Menurutnya, suara perempuan bisa didengar karena tiga hal, yaitu cara berbicara, tingkah laku, dan wawasan mereka. Meskipun begitu, seperti yang ia akui, “Kalau saya cerewet di otak, tapi tidak dalam hal orasinya.” Hal itulah yang membuat Inne merasa kesulitan menemukan rekan yang bisa diajak untuk berbicara.

Memotivasi rekan-rekannya adalah kegemarannya. Mempermudah urusan surat-menyurat adalah siasatnya untuk mengayomi kebutuhan mahasiswa.

WIN-WIN SOLUTION

Mahasiswi asal Jakarta ini lebih sering menjadi penengah bagi rekan-rekan legislatifnya saat terjadi konflik. Sistematika dari mendengarkan, menarik kesimpulan, dan menengahi mereka yang adu pendapat adalah taktiknya selama ini.

Selain itu, Inne juga mengaku jarang berkonflik di DPM. Sekalipun terjadi konflik, ia memandang dengan siapa dia berhadapan. “Kalau dia nyampein pesannya ngotot, aku harus lebih rasional. Ngga’ balik ngotot. Tapi, kalau secara halus dan pelan, nah, itu aku harus berpikir keras. Kita harus tahu kondisi lawan bicara kita  siapa,” tuturnya.

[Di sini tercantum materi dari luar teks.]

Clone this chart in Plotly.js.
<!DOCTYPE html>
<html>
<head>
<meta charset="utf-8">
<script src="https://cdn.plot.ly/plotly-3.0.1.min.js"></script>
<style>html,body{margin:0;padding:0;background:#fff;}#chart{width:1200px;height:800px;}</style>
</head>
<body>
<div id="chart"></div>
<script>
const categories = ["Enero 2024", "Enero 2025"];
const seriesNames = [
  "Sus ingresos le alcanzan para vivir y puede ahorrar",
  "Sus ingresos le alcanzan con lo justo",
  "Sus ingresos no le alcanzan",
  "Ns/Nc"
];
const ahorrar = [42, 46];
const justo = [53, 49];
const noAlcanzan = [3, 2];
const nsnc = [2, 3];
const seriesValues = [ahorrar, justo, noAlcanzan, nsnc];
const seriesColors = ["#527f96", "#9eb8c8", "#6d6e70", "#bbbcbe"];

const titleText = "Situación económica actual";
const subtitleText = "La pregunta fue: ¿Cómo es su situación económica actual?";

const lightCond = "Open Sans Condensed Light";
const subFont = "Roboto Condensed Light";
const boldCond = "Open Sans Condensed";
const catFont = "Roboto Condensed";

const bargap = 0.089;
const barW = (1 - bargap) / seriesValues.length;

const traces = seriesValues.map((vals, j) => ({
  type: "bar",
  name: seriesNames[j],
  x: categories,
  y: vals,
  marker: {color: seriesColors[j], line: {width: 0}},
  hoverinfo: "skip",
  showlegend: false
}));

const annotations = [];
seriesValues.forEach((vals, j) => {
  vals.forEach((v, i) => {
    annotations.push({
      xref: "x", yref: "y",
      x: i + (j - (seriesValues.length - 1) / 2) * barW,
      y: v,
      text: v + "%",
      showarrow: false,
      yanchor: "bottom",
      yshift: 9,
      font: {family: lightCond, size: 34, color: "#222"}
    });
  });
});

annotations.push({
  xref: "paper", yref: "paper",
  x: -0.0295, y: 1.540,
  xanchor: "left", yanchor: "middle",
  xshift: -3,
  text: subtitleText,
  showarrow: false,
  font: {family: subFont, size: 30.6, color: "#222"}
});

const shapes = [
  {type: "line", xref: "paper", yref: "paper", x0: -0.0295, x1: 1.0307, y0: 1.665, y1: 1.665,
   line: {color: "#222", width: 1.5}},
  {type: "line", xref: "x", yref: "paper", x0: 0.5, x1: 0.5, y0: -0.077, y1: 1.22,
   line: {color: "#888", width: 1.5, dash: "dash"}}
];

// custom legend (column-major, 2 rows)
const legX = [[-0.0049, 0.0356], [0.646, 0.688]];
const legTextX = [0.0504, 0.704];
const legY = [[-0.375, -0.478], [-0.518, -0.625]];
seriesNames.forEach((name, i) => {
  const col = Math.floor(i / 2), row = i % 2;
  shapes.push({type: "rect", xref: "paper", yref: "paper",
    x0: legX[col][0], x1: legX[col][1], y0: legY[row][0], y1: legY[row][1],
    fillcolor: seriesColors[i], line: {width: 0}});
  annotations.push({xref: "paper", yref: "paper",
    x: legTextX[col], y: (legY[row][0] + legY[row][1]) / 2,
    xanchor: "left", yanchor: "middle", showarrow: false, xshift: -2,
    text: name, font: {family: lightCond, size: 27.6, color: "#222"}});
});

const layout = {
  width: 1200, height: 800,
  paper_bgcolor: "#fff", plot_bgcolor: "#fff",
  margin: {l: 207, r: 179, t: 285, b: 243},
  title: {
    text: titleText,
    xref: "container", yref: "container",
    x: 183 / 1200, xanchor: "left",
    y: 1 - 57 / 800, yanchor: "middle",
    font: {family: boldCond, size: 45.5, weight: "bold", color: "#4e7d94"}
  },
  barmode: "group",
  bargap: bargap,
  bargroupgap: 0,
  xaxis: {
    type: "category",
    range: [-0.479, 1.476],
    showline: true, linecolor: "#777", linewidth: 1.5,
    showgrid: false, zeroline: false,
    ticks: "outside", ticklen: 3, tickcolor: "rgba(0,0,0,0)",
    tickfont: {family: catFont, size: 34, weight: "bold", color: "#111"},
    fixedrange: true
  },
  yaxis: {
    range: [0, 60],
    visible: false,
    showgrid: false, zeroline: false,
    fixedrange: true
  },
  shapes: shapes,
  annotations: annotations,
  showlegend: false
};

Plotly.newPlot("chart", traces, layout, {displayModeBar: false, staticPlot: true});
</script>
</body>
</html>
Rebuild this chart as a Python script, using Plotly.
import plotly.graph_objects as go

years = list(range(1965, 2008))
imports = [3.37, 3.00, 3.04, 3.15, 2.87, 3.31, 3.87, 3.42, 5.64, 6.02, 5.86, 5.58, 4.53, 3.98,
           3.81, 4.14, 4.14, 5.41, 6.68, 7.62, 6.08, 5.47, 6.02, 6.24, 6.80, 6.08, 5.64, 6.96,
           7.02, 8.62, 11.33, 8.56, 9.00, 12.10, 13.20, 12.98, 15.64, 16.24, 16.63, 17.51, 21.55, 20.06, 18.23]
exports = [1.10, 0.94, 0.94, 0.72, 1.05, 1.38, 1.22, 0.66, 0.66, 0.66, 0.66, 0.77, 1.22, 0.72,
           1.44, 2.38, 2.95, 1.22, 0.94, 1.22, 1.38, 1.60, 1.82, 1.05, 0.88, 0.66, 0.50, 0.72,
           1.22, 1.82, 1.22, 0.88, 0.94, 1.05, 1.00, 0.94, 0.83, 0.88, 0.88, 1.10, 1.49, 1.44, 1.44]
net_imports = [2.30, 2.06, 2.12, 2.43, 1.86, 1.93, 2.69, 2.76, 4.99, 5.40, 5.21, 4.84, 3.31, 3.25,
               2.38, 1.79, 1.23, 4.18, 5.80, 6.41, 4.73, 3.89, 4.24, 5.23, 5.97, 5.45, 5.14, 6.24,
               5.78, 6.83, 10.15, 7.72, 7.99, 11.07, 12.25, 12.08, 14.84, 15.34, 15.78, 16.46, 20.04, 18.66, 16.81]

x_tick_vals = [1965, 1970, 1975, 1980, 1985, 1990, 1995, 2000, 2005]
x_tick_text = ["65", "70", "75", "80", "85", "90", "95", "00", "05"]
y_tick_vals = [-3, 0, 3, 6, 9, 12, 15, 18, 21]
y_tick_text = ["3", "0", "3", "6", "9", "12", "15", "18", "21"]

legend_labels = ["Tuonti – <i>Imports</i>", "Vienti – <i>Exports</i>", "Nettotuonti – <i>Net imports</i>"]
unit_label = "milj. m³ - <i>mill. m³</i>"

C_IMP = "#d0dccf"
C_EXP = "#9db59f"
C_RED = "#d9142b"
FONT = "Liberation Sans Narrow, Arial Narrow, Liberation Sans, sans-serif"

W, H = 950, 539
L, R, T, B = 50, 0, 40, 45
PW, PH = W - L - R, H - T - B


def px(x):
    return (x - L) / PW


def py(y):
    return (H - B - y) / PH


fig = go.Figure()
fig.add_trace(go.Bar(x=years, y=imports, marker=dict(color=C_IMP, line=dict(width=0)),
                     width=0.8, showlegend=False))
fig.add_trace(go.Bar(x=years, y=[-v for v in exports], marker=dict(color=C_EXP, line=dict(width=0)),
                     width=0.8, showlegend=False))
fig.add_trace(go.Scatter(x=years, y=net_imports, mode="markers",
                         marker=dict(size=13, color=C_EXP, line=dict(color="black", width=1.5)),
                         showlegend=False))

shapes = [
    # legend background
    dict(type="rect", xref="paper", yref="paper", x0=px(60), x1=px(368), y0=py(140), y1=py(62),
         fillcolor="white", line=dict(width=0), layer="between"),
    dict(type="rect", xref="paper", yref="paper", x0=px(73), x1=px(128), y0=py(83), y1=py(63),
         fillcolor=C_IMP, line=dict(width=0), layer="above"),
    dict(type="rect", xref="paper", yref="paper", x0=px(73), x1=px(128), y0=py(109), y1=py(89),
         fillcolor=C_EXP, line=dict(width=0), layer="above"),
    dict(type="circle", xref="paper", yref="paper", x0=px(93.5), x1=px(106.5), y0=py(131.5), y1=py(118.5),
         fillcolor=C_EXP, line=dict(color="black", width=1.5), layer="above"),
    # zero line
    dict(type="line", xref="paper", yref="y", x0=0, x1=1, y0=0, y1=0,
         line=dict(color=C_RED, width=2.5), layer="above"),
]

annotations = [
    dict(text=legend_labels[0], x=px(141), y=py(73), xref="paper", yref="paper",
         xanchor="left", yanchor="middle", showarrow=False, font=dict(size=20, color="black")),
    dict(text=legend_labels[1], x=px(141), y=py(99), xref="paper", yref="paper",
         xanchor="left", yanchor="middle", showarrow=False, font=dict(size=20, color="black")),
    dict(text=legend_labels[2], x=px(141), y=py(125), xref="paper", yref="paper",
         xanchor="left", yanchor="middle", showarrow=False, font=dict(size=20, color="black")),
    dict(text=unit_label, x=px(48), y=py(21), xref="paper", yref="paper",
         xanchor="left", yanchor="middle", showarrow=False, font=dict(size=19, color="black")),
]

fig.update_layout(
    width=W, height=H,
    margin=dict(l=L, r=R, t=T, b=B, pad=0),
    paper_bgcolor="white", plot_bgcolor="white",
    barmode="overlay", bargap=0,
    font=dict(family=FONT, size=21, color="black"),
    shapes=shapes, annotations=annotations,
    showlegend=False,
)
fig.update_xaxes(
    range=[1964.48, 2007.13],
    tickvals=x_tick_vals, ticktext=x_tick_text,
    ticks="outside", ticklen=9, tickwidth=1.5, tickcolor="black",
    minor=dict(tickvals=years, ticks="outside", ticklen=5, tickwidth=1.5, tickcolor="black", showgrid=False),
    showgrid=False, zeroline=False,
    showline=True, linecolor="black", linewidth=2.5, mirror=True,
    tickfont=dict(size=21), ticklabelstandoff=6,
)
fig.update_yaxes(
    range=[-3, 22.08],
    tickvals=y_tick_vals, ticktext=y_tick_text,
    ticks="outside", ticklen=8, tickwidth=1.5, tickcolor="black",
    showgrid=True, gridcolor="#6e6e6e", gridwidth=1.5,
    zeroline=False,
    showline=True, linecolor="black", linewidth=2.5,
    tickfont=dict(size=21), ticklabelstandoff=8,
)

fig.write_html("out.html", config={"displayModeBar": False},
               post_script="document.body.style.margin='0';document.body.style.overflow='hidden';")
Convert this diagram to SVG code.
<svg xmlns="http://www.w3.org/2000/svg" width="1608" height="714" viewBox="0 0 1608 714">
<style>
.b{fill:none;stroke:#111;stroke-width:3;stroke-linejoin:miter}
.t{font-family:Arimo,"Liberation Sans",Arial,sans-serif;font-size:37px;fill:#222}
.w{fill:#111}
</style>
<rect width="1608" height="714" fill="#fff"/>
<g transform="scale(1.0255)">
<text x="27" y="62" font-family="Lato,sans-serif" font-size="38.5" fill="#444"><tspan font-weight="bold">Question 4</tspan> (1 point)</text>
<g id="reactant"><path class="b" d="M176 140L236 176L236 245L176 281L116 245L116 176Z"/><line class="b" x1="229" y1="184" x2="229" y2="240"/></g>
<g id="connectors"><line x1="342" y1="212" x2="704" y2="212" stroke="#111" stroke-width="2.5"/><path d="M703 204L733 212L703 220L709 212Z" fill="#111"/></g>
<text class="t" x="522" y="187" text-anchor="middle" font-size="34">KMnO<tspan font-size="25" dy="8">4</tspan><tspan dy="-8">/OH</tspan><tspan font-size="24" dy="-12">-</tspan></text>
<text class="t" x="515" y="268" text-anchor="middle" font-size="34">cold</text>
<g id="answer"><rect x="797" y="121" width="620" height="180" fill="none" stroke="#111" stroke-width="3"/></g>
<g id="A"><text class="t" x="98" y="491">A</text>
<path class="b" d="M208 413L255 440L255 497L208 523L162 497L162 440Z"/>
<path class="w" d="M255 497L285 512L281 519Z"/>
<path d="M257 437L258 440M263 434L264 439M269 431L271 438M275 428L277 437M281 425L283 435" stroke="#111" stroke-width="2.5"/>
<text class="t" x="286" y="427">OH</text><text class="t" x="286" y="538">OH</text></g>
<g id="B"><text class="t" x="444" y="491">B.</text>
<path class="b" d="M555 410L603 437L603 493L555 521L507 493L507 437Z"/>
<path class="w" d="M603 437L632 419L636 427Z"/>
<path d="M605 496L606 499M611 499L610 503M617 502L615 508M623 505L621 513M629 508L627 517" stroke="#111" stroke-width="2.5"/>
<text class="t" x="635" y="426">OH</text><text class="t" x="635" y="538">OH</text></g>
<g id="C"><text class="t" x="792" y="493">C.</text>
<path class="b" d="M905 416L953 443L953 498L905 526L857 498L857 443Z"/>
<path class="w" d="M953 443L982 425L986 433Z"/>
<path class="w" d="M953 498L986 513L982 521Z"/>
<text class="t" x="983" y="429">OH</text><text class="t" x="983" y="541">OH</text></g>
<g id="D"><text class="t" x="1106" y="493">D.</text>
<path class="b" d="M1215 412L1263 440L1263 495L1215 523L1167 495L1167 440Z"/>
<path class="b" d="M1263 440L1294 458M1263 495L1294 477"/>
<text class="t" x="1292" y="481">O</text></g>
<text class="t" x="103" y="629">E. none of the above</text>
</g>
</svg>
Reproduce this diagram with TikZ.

Sebagai orang yang sudah dipercaya untuk menjadi wakil mahasiswa, ia tidak berminat untuk mementingkan urusan pribadi. Tidak ada ketimpangan sosial karena kepentingan mahasiswa lah yang utama. “Dalam mengambil keputusan, sebisa mungkin saya mengambil sikap win-win solution,” kata ine meyakinkan.

LAYAKNYA IBU

Ine punya cerita sendiri dalam membawakan sikap kesehariannya di kampus. Sapaan akrab ‘Ibu’ yang dikenakan pada dirinya itu secara otomatis menjadi mindset, sehingga dalam kesehariannya di kampus, ia lebih suka mengayomi hal-hal terutama keluhan mahasiswa layaknya seorang ibu.

Ia berani keluar dari zona pekerjaannya sebagai sekjend tanpa harus menyalahi aturan. “Kalau kita bisa melakukan lebih dari itu alangkah lebih baik karena yang dinilai bukanlah janji-janji,” ungkap ine dengan percaya diri.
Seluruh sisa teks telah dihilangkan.